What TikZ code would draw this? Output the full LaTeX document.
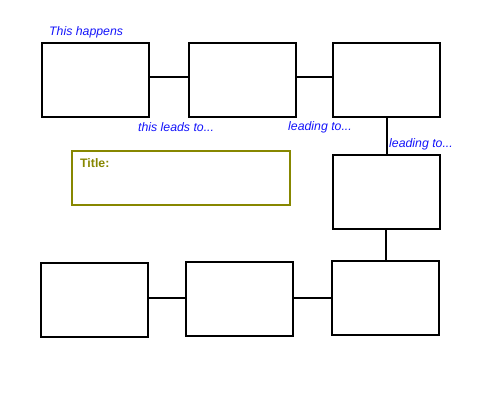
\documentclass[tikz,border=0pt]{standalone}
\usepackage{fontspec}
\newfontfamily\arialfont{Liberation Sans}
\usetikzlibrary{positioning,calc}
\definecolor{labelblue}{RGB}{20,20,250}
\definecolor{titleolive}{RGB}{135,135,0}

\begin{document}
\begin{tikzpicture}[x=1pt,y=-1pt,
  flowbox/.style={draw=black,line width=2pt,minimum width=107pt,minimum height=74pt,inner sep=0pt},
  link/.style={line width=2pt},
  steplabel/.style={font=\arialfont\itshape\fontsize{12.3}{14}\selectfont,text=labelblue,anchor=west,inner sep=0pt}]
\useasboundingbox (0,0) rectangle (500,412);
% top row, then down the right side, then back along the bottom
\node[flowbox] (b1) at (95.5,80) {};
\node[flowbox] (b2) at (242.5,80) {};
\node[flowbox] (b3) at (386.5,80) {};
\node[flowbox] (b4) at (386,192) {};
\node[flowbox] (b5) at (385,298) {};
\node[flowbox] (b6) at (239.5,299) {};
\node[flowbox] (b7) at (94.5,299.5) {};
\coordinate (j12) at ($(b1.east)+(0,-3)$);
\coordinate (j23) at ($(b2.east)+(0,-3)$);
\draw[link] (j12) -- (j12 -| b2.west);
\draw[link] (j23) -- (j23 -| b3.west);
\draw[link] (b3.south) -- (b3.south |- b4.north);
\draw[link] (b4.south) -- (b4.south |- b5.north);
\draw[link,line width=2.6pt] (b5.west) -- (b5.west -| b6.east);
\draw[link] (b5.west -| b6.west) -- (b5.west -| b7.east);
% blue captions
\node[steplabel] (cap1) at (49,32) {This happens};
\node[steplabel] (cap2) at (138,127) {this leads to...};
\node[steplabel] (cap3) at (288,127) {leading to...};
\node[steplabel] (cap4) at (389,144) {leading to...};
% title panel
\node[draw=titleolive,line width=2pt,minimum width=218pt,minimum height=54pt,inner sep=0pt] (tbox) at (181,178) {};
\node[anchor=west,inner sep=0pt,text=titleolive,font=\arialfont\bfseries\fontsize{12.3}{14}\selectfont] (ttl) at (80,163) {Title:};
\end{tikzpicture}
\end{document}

== Work to complete ==
Your task is to repeat the data above exactly while excluding the pictures.

== Problem solution ==
What TikZ code would draw this? Output the full LaTeX document.
\documentclass[tikz,border=0pt]{standalone}
\usepackage{fontspec}
\newfontfamily\arialfont{Liberation Sans}
\usetikzlibrary{positioning,calc}
\definecolor{labelblue}{RGB}{20,20,250}
\definecolor{titleolive}{RGB}{135,135,0}

\begin{document}
\begin{tikzpicture}[x=1pt,y=-1pt,
  flowbox/.style={draw=black,line width=2pt,minimum width=107pt,minimum height=74pt,inner sep=0pt},
  link/.style={line width=2pt},
  steplabel/.style={font=\arialfont\itshape\fontsize{12.3}{14}\selectfont,text=labelblue,anchor=west,inner sep=0pt}]
\useasboundingbox (0,0) rectangle (500,412);
% top row, then down the right side, then back along the bottom
\node[flowbox] (b1) at (95.5,80) {};
\node[flowbox] (b2) at (242.5,80) {};
\node[flowbox] (b3) at (386.5,80) {};
\node[flowbox] (b4) at (386,192) {};
\node[flowbox] (b5) at (385,298) {};
\node[flowbox] (b6) at (239.5,299) {};
\node[flowbox] (b7) at (94.5,299.5) {};
\coordinate (j12) at ($(b1.east)+(0,-3)$);
\coordinate (j23) at ($(b2.east)+(0,-3)$);
\draw[link] (j12) -- (j12 -| b2.west);
\draw[link] (j23) -- (j23 -| b3.west);
\draw[link] (b3.south) -- (b3.south |- b4.north);
\draw[link] (b4.south) -- (b4.south |- b5.north);
\draw[link,line width=2.6pt] (b5.west) -- (b5.west -| b6.east);
\draw[link] (b5.west -| b6.west) -- (b5.west -| b7.east);
% blue captions
\node[steplabel] (cap1) at (49,32) {This happens};
\node[steplabel] (cap2) at (138,127) {this leads to...};
\node[steplabel] (cap3) at (288,127) {leading to...};
\node[steplabel] (cap4) at (389,144) {leading to...};
% title panel
\node[draw=titleolive,line width=2pt,minimum width=218pt,minimum height=54pt,inner sep=0pt] (tbox) at (181,178) {};
\node[anchor=west,inner sep=0pt,text=titleolive,font=\arialfont\bfseries\fontsize{12.3}{14}\selectfont] (ttl) at (80,163) {Title:};
\end{tikzpicture}
\end{document}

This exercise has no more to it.